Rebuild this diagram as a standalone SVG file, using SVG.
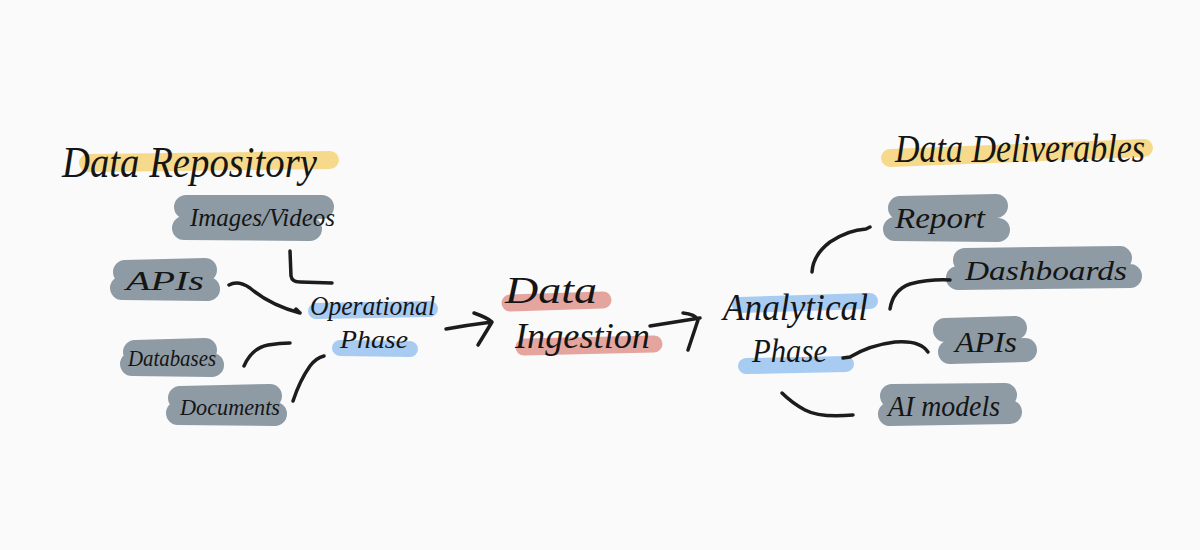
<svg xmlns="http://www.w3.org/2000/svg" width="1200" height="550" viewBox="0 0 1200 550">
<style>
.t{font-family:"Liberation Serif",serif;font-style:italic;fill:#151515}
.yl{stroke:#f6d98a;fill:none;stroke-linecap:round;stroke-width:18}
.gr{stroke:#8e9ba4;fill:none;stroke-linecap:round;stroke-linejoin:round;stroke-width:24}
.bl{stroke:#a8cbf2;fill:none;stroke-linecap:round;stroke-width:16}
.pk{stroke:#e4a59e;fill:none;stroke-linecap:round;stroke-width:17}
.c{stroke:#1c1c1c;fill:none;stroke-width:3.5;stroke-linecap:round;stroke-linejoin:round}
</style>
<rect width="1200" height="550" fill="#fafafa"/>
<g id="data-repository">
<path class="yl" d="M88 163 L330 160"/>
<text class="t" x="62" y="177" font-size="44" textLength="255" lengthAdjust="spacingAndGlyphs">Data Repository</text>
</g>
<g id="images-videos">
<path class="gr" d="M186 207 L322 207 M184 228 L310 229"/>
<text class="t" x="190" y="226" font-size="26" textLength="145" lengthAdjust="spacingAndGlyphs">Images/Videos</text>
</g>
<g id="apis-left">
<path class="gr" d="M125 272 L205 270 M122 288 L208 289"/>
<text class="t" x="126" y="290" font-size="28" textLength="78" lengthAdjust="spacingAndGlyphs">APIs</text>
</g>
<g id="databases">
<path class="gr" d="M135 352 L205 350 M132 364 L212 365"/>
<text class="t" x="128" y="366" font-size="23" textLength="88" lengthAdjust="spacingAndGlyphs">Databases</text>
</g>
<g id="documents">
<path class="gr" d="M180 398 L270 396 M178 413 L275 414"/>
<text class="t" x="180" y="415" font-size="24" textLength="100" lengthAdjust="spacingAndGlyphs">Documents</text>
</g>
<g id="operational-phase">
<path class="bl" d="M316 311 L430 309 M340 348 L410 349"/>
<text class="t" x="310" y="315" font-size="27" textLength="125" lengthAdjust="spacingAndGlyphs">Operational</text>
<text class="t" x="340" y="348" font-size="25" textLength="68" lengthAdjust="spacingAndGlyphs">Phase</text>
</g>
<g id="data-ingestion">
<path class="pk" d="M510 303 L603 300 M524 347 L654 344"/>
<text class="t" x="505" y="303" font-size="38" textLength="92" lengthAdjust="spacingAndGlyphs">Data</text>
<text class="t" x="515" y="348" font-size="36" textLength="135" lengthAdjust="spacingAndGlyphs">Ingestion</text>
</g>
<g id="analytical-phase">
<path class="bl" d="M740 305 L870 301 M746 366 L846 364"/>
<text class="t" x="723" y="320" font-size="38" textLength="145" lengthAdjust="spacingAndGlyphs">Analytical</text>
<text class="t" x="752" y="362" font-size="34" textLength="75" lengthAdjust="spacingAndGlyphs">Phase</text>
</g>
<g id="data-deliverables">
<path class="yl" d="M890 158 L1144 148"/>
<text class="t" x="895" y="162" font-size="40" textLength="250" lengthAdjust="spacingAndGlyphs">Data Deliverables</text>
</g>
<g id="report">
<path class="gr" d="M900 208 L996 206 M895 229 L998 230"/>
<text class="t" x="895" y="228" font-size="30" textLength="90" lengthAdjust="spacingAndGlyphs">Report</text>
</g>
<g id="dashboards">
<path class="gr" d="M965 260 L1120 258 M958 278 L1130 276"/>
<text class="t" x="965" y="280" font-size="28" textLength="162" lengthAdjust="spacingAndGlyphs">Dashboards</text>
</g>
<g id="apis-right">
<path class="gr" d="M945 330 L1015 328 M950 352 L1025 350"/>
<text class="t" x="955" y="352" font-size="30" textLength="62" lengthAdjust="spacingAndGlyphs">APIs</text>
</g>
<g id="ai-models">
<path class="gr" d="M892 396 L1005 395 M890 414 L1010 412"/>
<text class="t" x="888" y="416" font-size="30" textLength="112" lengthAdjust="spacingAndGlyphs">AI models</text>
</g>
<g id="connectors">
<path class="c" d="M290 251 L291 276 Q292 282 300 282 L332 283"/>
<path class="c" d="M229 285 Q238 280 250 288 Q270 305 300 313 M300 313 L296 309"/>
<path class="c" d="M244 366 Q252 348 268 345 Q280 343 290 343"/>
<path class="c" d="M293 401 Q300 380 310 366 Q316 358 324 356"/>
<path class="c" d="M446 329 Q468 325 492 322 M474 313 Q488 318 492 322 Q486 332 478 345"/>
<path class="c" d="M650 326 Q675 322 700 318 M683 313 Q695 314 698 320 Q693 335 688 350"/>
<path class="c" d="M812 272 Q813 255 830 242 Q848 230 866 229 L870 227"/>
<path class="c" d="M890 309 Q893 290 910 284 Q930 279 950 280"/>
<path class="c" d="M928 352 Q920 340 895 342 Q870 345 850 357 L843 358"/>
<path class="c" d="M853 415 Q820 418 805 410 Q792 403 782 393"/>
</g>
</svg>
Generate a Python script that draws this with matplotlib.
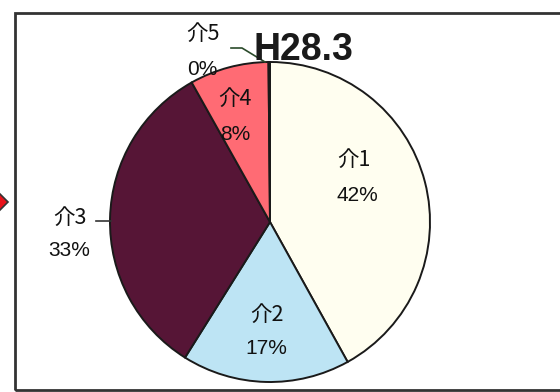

══════════════════════════════

*Required work*: Looking at the material above, count the lines containing the string "this" and reply with the count alone.

*Complete response*: 2